Clams and PlumsAugust 13, 2012
If you ever hear someone utter the words “there is no such thing as a sure thing”, I give you permission to kindly tell that person he or she is a moron. Because without fail, our annual weekend trip to Southampton ends up being the most ridiculous, most enjoyable, and most satisfying weekend of my year. And that my friends, is a sure thing.
But without going into much unnecessary detail about BMXing off of the dock (after all this isn’t an adventure sport blog) or the fresh caught seafood gumbo whipped up by the Queen of Creole herself (you can read her blog over here), there is one item you should take away from our weekend immediately: run to your nearest farmers market/grocery store and get soaking…
Much like the peaches soaking in gin from a few weekends ago, I knew that we needed something crisp and refreshing to enjoy with our bounty of clams. And while the Cow Thieves Saisons were flowing plenty, it’s nice to have something a bit more simple to break up all the beer drinking.
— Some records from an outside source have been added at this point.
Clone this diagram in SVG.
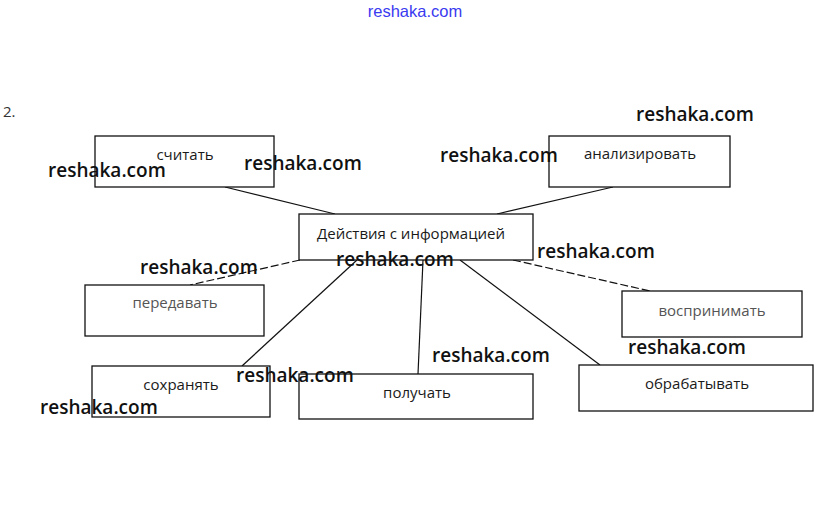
<svg xmlns="http://www.w3.org/2000/svg" width="828" height="524" viewBox="0 0 828 524">
<style>
.box{fill:#fff;stroke:#111;stroke-width:1.3}
.lbl{font-family:"Open Sans","Liberation Sans",sans-serif;font-size:15px;fill:#1a1a1a;text-anchor:middle}
.faint{fill:#555}
.con{stroke:#111;stroke-width:1.2;fill:none}
.wm{font-family:"Open Sans","Liberation Sans",sans-serif;font-size:19px;font-weight:600;fill:#111}
</style>
<rect width="828" height="524" fill="#fff"/>
<text x="415" y="17" font-family="Liberation Sans,sans-serif" font-size="16.5" fill="#3a3af0" text-anchor="middle">reshaka.com</text>
<text x="3" y="117" font-family="Open Sans,Liberation Sans,sans-serif" font-size="15" fill="#333">2.</text>
<g id="connectors">
<line class="con" x1="225" y1="187" x2="335" y2="214"/>
<line class="con" x1="613" y1="187" x2="497" y2="214"/>
<line class="con" x1="300" y1="260" x2="190" y2="285" stroke-dasharray="8 3"/>
<line class="con" x1="357" y1="260" x2="242" y2="366"/>
<line class="con" x1="423" y1="260" x2="418" y2="374"/>
<line class="con" x1="460" y1="260" x2="600" y2="365"/>
<line class="con" x1="513" y1="260" x2="650" y2="291" stroke-dasharray="8 3"/>
</g>
<g id="center">
<rect class="box" x="299" y="214" width="234" height="46"/>
<text class="lbl" x="411" y="239" font-size="15.6">Действия с информацией</text>
</g>
<g id="schitat">
<rect class="box" x="95" y="136" width="179" height="51"/>
<text class="lbl" x="185" y="160">считать</text>
</g>
<g id="analizirovat">
<rect class="box" x="549" y="136" width="181" height="51"/>
<text class="lbl" x="640" y="159">анализировать</text>
</g>
<g id="peredavat">
<rect class="box" x="85" y="285" width="179" height="51"/>
<text class="lbl faint" x="175" y="308">передавать</text>
</g>
<g id="vosprinimat">
<rect class="box" x="622" y="291" width="180" height="46"/>
<text class="lbl faint" x="712" y="316">воспринимать</text>
</g>
<g id="sohranyat">
<rect class="box" x="92" y="366" width="178" height="51"/>
<text class="lbl" x="181" y="390">сохранять</text>
</g>
<g id="poluchat">
<rect class="box" x="299" y="374" width="234" height="45"/>
<text class="lbl" x="417" y="398">получать</text>
</g>
<g id="obrabatyvat">
<rect class="box" x="579" y="365" width="234" height="46"/>
<text class="lbl" x="697" y="389">обрабатывать</text>
</g>
<g id="watermarks">
<text class="wm" x="636" y="121">reshaka.com</text>
<text class="wm" x="48" y="177">reshaka.com</text>
<text class="wm" x="244" y="170">reshaka.com</text>
<text class="wm" x="440" y="162">reshaka.com</text>
<text class="wm" x="537" y="258">reshaka.com</text>
<text class="wm" x="140" y="274">reshaka.com</text>
<text class="wm" x="336" y="266">reshaka.com</text>
<text class="wm" x="432" y="362">reshaka.com</text>
<text class="wm" x="628" y="354">reshaka.com</text>
<text class="wm" x="236" y="382">reshaka.com</text>
<text class="wm" x="40" y="414">reshaka.com</text>
</g>
</svg>
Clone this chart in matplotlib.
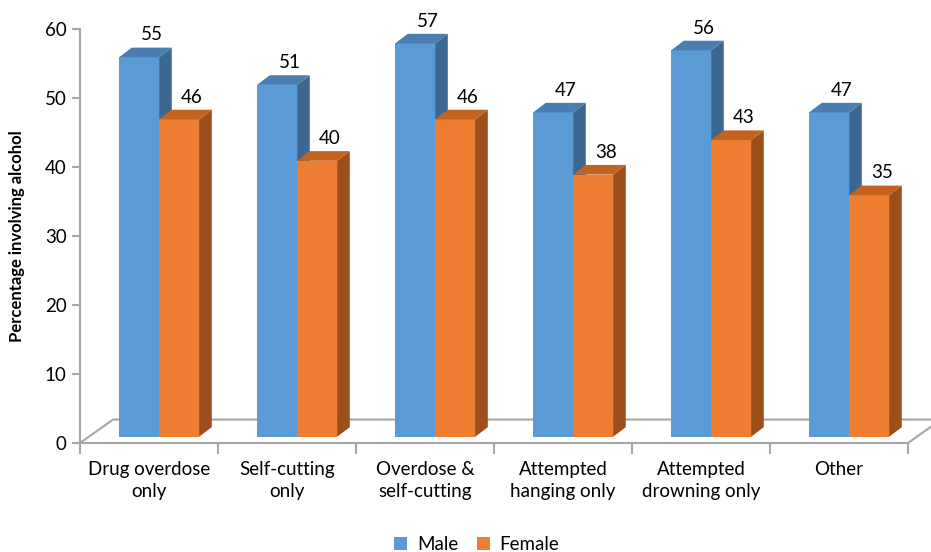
import matplotlib.pyplot as plt
from matplotlib.patches import Polygon, Patch

# Datos
categorias = ['Drug overdose\nonly', 'Self-cutting\nonly', 'Overdose &\nself-cutting',
              'Attempted\nhanging only', 'Attempted\ndrowning only', 'Other']
male = [55, 51, 57, 47, 56, 47]
female = [46, 40, 46, 38, 43, 35]
series = ['Male', 'Female']

# Colores (frente, arriba, lado)
col_male = ('#5B9BD5', '#4A7EB3', '#3D6790')
col_female = ('#ED7D31', '#C4631F', '#9C4F1C')
gray = '#A6A6A6'

plt.rcParams['font.family'] = ['Lato', 'DejaVu Sans']

fig = plt.figure(figsize=(9.31, 5.52), dpi=100)
ax = fig.add_axes([80/931, 109/552, 828/931, 414/552])
ax.set_xlim(0, 6)
ax.set_ylim(0, 60)

# efecto 3D
base = 0.9       # desplazamiento de la base de la barra
ddx, ddy = 0.092, 1.4   # profundidad de la barra
w = 0.29
x0 = 0.283

# piso
fdx, fdy = 0.24, 3.4
ax.plot([0, fdx, 6 + fdx, 6], [0, fdy, fdy, 0], color=gray, lw=1.5, clip_on=False, zorder=1)


def barra3d(x, v, cols):
    y0 = base
    y1 = base + v
    front = Polygon([(x, y0), (x + w, y0), (x + w, y1), (x, y1)], closed=True,
                    facecolor=cols[0], edgecolor='none', zorder=3)
    top = Polygon([(x, y1), (x + w, y1), (x + w + ddx, y1 + ddy), (x + ddx, y1 + ddy)],
                  closed=True, facecolor=cols[1], edgecolor='none', zorder=3)
    side = Polygon([(x + w, y0), (x + w + ddx, y0 + ddy), (x + w + ddx, y1 + ddy), (x + w, y1)],
                   closed=True, facecolor=cols[2], edgecolor='none', zorder=2)
    for p in (side, front, top):
        p.set_clip_on(False)
        ax.add_patch(p)
    ax.text(x + w / 2 + ddx, y1 + ddy + 0.6, str(v), ha='center', va='bottom', fontsize=13.5)


for i in range(len(categorias)):
    barra3d(i + x0, male[i], col_male)
    barra3d(i + x0 + w, female[i], col_female)

# ejes
for s in ['top', 'right']:
    ax.spines[s].set_visible(False)
ax.spines['left'].set_color(gray)
ax.spines['bottom'].set_color(gray)
ax.spines['left'].set_linewidth(1.5)
ax.spines['bottom'].set_linewidth(1.5)

ax.set_yticks(range(0, 61, 10))
ax.tick_params(axis='y', colors=gray, labelcolor='black', labelsize=13.5, length=6, width=1.5)
ax.set_xticks(range(0, 7))
ax.set_xticklabels([])
ax.tick_params(axis='x', which='major', colors=gray, length=8, width=1.5)
ax.set_xticks([i + 0.5 for i in range(6)], minor=True)
ax.set_xticklabels(categorias, minor=True, fontsize=13.5, linespacing=1.35)
ax.tick_params(axis='x', which='minor', length=0, pad=13)

ax.set_ylabel('Percentage involving alcohol', fontsize=12, fontweight='bold', labelpad=14)

handles = [Patch(facecolor=col_male[0]), Patch(facecolor=col_female[0])]
fig.legend(handles, series, loc='lower center', ncol=2, frameon=False, fontsize=13.5,
           handlelength=0.7, handleheight=0.7, columnspacing=1.0, handletextpad=0.5,
           bbox_to_anchor=(0.512, -0.033))

plt.savefig('out.png', dpi=100)
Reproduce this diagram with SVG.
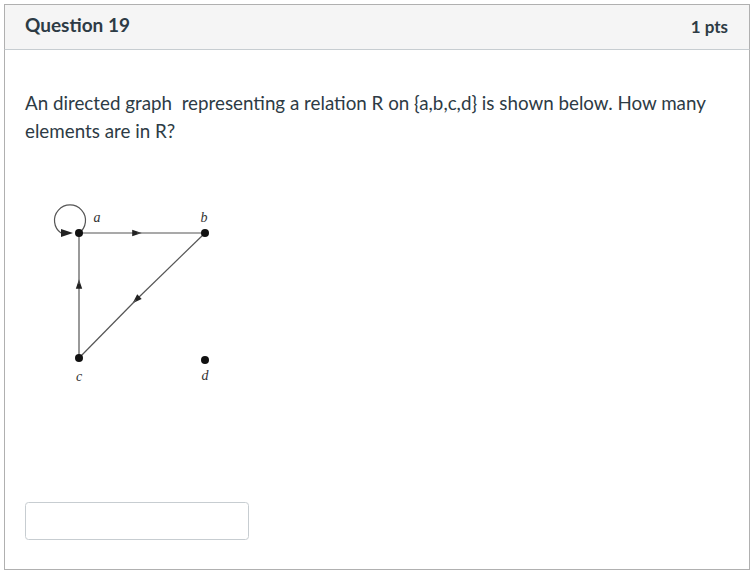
<svg xmlns="http://www.w3.org/2000/svg" width="756" height="575" viewBox="0 0 756 575">
<style>
.t{font-family:Lato,"Open Sans",sans-serif;fill:#2d3b45}
.lbl{font-family:"Liberation Serif",serif;font-style:italic;font-size:14px;fill:#333;text-anchor:middle}
.e{stroke:#555;stroke-width:1.2;fill:none}
.n{fill:#111}
</style>
<defs>
<marker id="ah" viewBox="0 0 12 10" refX="6" refY="5" markerWidth="12" markerHeight="8" orient="auto" markerUnits="userSpaceOnUse">
<path d="M0,1 L12,5 L0,9 Z" fill="#222"/>
</marker>
</defs>
<rect x="0" y="0" width="756" height="575" fill="#fff"/>
<rect x="4.5" y="4.5" width="745" height="565" fill="#fff" stroke="#b0b0b0"/>
<rect x="5" y="5" width="744" height="44" fill="#f5f5f5"/>
<line x1="4.5" y1="49.5" x2="749.5" y2="49.5" stroke="#c7cdd1"/>
<text class="t" x="25" y="32" font-size="19" font-weight="bold">Question 19</text>
<text class="t" x="728" y="33" font-size="17" font-weight="bold" text-anchor="end" fill="#555">1 pts</text>
<text class="t" x="25" y="110" font-size="18.8" xml:space="preserve">An directed graph  representing a relation R on {a,b,c,d} is shown below. How many</text>
<text class="t" x="25" y="138" font-size="18.8">elements are in R?</text>
<g id="connectors">
<path class="e" d="M79,233 L137,233" marker-end="url(#ah)"/>
<path class="e" d="M137,233 L205,233"/>
<path class="e" d="M205,233 L136,300" marker-end="url(#ah)"/>
<path class="e" d="M136,300 L79,358"/>
<path class="e" d="M79,358 L79,284" marker-end="url(#ah)"/>
<path class="e" d="M79,284 L79,233"/>
<path class="e" d="M79,233 A15.5,15.5 0 1 0 61,233" />
<path d="M61,229 L73,233 L61,237 Z" fill="#222"/>
</g>
<g id="node-a"><circle class="n" cx="79" cy="233" r="4"/><text class="lbl" x="97" y="222">a</text></g>
<g id="node-b"><circle class="n" cx="205" cy="233" r="4"/><text class="lbl" x="204" y="222">b</text></g>
<g id="node-c"><circle class="n" cx="79" cy="358" r="4"/><text class="lbl" x="79" y="381">c</text></g>
<g id="node-d"><circle class="n" cx="205" cy="360" r="4"/><text class="lbl" x="205" y="380">d</text></g>
<rect x="25.5" y="502.5" width="223" height="37" rx="3" fill="#fff" stroke="#c7cdd1"/>
</svg>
These plums were some of the freshest I’ve seen this summer and when it comes to liquor infusions, fresh and ripe is the key. Unlike the peaches that took a good week or so to really soak in the flavor, this vodka seemed to latch on to not only the plum flavor, but the color as well. After only a few hours we were sipping on this straight, with a little ice, a wedge of lemon and a heck of a lot of laughs!
The beauty of this basic technique is how many varieties you can make. I used 3 plums for about a quart of vodka but honestly, there’s no real recipe here. Change up the fruit, add some herbs, switch up your liquors and you can already start to see the number of possibilities. As a basic guideline however, don’t go too cheap or too fancy on the booze. A pretty standard liquor will do the trick!